» Direction:
Take the listing from its first line through the line that contains "import seaborn as sns" and please retype those lines exactly, leaving out the pictures.

» Provided entries:

⁂

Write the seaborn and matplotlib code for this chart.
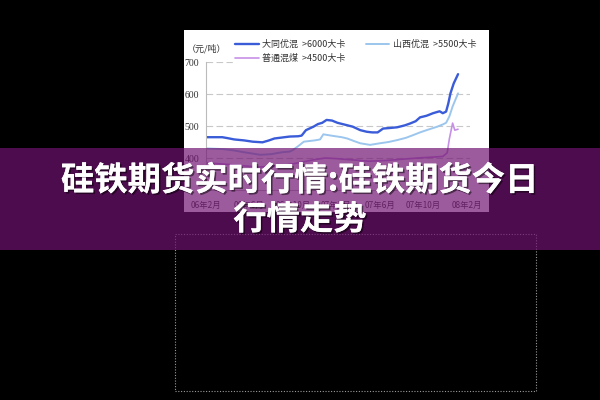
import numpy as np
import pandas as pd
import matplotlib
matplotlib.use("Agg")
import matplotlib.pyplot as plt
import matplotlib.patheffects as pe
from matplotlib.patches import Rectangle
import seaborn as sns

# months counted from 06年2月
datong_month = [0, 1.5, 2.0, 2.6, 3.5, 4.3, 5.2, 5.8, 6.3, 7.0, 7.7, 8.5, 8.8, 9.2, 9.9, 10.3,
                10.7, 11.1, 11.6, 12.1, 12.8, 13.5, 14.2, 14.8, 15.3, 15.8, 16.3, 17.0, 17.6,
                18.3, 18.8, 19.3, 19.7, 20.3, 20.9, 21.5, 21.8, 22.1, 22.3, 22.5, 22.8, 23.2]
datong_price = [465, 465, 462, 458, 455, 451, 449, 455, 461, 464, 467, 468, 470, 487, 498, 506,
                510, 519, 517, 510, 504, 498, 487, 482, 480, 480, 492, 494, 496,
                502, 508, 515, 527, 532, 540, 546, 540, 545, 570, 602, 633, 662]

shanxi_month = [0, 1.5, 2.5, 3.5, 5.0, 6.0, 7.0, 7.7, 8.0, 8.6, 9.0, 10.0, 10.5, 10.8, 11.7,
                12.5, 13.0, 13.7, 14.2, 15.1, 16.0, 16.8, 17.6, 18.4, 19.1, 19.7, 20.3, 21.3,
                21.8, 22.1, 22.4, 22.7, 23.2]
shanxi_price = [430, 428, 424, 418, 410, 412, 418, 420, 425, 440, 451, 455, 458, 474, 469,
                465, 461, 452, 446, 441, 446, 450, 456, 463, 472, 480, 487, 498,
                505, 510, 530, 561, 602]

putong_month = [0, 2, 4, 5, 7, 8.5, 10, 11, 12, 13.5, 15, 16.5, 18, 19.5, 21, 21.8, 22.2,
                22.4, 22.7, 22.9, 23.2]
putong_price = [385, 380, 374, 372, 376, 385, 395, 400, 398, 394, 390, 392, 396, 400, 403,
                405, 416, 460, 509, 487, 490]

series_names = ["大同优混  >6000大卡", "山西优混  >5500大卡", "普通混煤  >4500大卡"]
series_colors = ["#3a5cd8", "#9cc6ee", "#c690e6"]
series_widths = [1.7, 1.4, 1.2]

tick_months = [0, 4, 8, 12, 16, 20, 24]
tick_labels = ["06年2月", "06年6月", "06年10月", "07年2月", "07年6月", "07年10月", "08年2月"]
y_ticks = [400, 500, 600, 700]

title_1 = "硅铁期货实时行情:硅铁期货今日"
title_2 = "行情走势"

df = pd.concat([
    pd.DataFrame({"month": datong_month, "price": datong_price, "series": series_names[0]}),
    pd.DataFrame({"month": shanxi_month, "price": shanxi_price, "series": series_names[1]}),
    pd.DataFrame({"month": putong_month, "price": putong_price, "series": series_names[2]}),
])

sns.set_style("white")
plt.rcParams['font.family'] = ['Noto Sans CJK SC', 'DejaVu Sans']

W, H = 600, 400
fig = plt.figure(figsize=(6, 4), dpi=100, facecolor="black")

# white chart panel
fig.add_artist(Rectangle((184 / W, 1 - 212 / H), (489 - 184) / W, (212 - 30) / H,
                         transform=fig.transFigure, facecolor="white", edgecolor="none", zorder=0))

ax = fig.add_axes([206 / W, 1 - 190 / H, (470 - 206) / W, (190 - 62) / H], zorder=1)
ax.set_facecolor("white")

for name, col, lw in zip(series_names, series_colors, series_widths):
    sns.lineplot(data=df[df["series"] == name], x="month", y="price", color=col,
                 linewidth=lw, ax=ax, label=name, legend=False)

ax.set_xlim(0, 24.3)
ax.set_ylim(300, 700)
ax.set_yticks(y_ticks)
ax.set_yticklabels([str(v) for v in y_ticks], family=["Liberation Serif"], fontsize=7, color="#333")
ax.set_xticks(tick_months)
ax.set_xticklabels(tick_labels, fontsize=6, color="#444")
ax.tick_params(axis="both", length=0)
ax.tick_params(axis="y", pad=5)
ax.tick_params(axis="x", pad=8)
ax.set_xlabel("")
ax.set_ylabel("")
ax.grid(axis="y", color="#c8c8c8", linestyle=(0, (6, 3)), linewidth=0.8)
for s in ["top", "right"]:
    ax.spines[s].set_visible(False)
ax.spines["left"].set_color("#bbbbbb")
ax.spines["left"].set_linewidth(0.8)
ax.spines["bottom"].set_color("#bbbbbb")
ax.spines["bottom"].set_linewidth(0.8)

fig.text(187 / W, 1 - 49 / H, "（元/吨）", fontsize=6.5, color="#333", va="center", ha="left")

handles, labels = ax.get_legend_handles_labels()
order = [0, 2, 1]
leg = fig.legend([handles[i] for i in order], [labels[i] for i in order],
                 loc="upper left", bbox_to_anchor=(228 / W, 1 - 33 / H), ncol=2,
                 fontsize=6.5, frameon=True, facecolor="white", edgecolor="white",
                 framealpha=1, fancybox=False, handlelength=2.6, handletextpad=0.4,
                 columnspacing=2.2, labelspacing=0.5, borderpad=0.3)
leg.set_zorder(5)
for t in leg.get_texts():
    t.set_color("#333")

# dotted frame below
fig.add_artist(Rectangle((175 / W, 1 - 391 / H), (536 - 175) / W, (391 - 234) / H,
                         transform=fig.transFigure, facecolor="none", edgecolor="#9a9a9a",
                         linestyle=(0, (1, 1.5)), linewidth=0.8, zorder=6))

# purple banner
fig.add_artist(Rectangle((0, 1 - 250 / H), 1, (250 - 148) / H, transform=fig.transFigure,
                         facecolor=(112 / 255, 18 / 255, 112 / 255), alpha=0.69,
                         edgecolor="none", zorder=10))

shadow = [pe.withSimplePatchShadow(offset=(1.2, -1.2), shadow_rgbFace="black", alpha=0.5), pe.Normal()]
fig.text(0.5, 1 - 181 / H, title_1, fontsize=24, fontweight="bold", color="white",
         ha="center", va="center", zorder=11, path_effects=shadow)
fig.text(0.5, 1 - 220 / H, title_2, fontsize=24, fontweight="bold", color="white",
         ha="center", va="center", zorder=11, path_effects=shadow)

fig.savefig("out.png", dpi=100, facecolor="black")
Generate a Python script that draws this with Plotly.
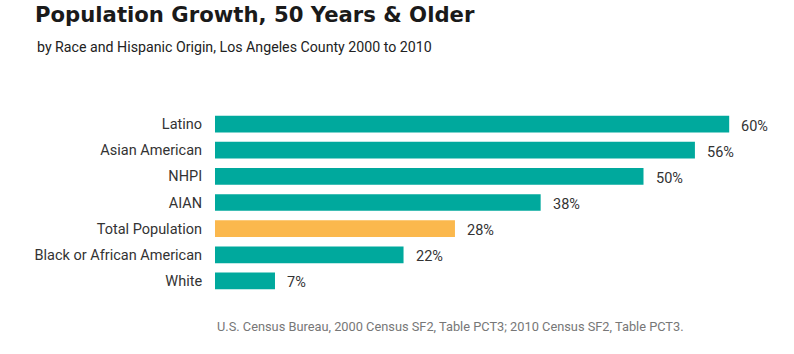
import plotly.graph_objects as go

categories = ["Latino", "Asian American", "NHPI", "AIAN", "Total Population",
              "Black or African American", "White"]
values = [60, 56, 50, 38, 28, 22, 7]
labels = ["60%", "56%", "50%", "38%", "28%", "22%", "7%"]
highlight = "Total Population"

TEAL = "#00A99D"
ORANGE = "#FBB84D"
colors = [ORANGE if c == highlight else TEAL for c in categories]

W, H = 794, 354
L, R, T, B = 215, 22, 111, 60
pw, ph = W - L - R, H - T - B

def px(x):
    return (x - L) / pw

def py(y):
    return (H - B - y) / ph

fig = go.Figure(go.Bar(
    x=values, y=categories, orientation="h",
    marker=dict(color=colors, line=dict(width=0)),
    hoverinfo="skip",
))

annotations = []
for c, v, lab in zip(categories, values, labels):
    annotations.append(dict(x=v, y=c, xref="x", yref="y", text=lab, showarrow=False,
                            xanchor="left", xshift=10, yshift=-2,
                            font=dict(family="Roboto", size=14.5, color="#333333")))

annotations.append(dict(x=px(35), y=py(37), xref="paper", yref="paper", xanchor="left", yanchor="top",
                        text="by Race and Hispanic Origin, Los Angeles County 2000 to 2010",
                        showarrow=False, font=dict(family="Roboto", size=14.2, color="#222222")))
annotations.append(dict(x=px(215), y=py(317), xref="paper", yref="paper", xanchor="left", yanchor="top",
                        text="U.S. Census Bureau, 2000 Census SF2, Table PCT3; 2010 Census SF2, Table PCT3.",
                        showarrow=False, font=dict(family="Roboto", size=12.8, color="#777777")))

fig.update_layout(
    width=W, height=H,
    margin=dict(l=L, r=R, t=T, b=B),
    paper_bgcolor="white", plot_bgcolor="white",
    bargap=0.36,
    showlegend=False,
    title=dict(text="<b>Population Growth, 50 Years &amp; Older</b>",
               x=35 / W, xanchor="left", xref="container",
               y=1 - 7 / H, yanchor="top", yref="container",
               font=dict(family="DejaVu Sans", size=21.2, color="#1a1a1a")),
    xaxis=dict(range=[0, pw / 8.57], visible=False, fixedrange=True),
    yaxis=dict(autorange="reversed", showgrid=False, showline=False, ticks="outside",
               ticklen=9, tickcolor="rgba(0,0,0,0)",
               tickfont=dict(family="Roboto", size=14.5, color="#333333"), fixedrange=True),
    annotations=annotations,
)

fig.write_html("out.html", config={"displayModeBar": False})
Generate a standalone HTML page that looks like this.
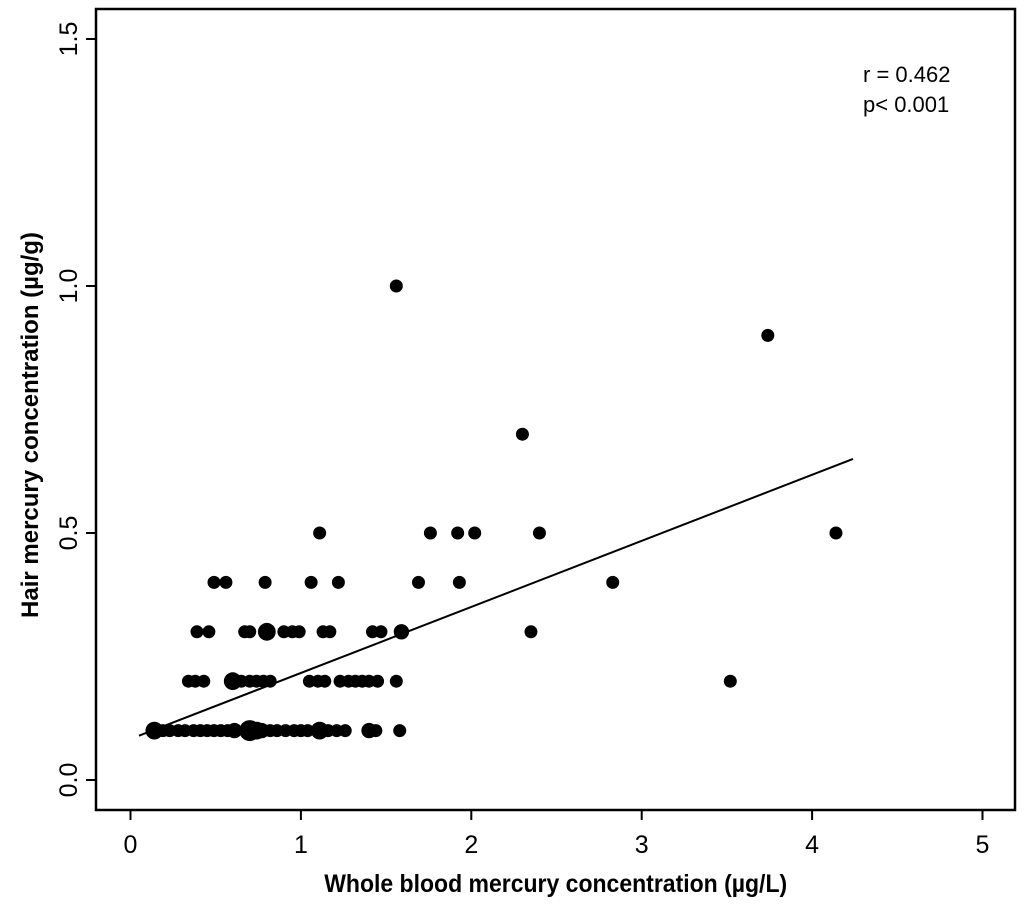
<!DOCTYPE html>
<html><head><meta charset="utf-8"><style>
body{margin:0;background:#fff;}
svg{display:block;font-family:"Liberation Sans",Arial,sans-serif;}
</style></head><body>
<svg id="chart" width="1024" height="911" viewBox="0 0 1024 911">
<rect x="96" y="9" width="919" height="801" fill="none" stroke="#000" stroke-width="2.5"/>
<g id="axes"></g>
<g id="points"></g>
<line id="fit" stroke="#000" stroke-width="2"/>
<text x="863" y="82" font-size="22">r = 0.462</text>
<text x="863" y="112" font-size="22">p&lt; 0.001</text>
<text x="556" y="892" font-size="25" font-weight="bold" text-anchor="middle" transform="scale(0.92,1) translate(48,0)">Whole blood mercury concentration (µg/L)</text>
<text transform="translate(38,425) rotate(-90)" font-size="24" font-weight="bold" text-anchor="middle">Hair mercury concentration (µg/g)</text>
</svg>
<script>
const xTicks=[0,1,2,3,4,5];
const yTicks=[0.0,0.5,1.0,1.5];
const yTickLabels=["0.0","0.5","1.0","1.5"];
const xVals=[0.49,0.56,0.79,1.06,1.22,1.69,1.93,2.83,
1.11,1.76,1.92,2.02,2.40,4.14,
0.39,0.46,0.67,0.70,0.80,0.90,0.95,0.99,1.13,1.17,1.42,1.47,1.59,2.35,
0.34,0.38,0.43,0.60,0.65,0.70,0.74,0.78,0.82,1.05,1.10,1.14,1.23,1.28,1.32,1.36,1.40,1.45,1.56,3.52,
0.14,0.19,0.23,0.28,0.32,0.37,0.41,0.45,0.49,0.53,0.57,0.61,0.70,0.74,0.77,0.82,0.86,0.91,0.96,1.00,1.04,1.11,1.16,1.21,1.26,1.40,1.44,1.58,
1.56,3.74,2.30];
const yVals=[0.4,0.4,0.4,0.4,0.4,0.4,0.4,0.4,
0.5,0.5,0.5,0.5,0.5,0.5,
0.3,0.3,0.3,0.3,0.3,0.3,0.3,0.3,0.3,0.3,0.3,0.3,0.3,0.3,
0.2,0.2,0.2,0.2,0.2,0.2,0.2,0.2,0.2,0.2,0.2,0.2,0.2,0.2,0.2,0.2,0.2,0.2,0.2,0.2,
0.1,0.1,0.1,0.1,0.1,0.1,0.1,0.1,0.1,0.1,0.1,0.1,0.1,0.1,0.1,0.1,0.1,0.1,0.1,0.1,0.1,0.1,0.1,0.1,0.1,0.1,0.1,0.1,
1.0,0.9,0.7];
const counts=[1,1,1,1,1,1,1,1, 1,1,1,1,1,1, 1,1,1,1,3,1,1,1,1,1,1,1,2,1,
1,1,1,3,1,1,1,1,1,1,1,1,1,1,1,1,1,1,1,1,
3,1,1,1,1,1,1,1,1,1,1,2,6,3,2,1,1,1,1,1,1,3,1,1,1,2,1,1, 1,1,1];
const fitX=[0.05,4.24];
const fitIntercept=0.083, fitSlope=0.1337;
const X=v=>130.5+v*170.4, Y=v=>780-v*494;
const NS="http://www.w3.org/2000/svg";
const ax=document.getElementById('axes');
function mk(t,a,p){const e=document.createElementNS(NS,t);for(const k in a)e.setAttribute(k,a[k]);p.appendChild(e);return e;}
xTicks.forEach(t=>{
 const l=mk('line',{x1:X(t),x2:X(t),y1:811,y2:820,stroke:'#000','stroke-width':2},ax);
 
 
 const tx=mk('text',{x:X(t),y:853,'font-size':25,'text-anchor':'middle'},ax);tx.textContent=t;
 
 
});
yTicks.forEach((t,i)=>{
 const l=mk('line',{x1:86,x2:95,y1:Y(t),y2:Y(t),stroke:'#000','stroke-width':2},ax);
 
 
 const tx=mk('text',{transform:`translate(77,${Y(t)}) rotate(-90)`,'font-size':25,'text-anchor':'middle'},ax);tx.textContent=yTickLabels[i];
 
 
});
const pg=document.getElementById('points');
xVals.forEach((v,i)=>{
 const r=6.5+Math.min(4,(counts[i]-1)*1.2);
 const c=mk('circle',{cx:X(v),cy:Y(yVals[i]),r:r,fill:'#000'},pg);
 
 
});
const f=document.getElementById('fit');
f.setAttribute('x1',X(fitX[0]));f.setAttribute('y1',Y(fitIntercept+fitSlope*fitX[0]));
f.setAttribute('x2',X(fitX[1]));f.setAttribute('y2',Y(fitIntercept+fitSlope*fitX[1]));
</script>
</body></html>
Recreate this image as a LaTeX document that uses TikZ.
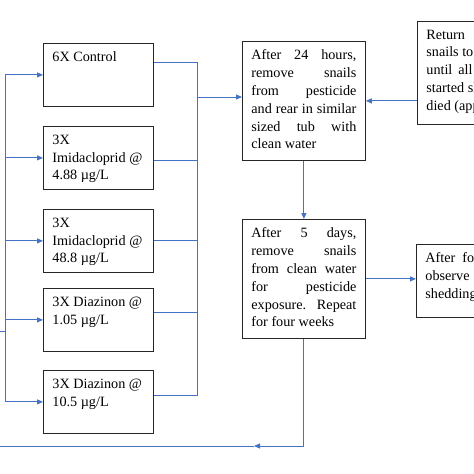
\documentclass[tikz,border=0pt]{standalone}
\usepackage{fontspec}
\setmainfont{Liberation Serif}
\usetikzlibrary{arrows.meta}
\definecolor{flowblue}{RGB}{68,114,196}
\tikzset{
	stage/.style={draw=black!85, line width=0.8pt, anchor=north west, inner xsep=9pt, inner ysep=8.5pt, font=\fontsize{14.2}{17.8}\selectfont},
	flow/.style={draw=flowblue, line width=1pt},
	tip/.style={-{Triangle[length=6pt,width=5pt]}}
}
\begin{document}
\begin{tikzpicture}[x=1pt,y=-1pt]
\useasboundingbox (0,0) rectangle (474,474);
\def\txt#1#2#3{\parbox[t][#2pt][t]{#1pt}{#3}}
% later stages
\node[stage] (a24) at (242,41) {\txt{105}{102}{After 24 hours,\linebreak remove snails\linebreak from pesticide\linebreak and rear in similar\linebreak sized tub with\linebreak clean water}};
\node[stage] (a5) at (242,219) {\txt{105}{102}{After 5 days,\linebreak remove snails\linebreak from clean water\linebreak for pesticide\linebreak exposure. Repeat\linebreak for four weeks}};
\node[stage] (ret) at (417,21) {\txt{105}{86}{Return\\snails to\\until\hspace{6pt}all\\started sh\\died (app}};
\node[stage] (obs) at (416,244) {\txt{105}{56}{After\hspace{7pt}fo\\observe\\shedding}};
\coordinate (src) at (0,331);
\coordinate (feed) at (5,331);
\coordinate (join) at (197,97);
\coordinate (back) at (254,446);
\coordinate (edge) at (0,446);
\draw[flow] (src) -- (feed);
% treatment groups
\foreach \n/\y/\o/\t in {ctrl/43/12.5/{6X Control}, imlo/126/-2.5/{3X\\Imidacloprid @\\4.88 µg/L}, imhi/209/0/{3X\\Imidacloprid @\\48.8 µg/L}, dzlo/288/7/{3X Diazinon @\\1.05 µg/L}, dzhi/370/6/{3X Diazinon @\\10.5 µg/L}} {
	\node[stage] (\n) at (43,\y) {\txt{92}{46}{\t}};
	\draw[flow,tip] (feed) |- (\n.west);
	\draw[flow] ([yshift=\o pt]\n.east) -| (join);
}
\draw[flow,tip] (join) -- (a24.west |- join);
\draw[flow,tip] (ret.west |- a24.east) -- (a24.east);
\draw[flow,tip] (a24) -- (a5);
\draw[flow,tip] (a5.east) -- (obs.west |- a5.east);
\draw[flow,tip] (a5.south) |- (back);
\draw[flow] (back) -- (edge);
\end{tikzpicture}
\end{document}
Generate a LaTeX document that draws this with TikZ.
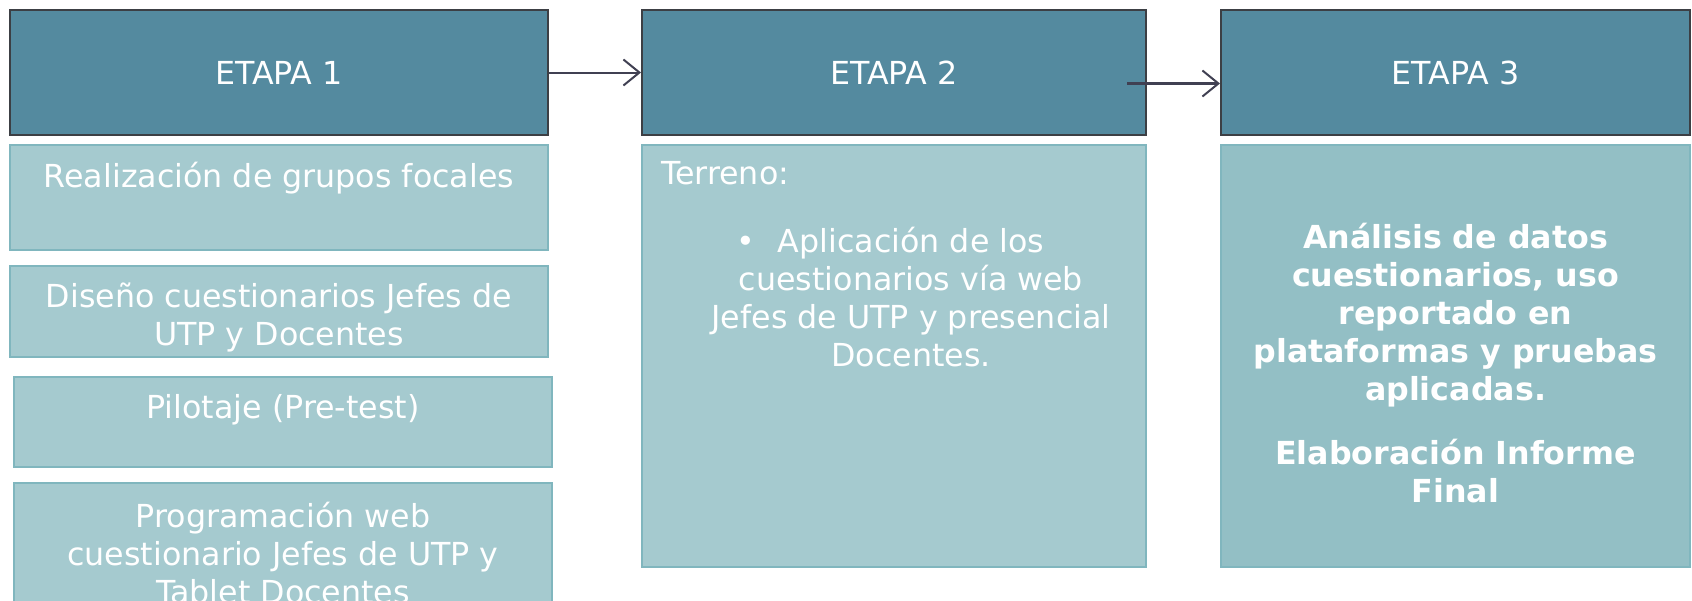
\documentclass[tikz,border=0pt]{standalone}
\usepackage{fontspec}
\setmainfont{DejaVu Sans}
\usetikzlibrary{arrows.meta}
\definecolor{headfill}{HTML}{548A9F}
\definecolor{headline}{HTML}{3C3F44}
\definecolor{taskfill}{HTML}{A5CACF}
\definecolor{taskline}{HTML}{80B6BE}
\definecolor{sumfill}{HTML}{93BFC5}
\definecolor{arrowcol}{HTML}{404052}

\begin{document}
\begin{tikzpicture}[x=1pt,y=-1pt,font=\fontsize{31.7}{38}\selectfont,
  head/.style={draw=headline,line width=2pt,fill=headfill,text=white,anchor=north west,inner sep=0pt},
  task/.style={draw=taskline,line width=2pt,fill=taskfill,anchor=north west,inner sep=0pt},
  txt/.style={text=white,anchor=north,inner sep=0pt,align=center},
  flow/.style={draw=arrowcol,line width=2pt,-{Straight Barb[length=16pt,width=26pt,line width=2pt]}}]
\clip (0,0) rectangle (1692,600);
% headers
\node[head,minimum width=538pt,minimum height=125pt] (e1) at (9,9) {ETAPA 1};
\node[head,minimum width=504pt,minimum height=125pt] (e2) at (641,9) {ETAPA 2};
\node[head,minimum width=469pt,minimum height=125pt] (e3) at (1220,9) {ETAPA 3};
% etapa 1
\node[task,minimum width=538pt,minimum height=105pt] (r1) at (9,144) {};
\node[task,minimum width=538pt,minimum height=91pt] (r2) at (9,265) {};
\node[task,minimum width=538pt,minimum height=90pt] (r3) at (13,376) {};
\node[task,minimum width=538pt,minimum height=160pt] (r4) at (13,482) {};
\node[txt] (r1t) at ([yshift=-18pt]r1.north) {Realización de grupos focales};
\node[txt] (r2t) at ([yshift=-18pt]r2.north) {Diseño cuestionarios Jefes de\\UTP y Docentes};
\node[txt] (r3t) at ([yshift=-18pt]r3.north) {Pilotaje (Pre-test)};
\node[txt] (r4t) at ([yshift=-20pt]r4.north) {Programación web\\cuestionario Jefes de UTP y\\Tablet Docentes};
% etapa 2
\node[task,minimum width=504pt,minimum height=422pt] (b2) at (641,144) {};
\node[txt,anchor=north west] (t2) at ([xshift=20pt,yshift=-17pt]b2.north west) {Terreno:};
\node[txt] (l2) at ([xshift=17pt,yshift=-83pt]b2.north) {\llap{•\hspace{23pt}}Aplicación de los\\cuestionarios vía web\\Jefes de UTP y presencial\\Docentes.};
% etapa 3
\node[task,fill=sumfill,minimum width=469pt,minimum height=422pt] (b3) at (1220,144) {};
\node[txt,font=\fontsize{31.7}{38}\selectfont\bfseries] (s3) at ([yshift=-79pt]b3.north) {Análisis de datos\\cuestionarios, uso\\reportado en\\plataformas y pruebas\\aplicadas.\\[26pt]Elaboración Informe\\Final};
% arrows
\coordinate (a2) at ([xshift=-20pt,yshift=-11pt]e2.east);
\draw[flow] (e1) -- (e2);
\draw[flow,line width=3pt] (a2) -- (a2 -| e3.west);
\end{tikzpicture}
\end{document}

⁂

» Written answer:
Write the seaborn and matplotlib code for this chart.
import numpy as np
import pandas as pd
import matplotlib
matplotlib.use("Agg")
import matplotlib.pyplot as plt
import matplotlib.patheffects as pe
from matplotlib.patches import Rectangle
import seaborn as sns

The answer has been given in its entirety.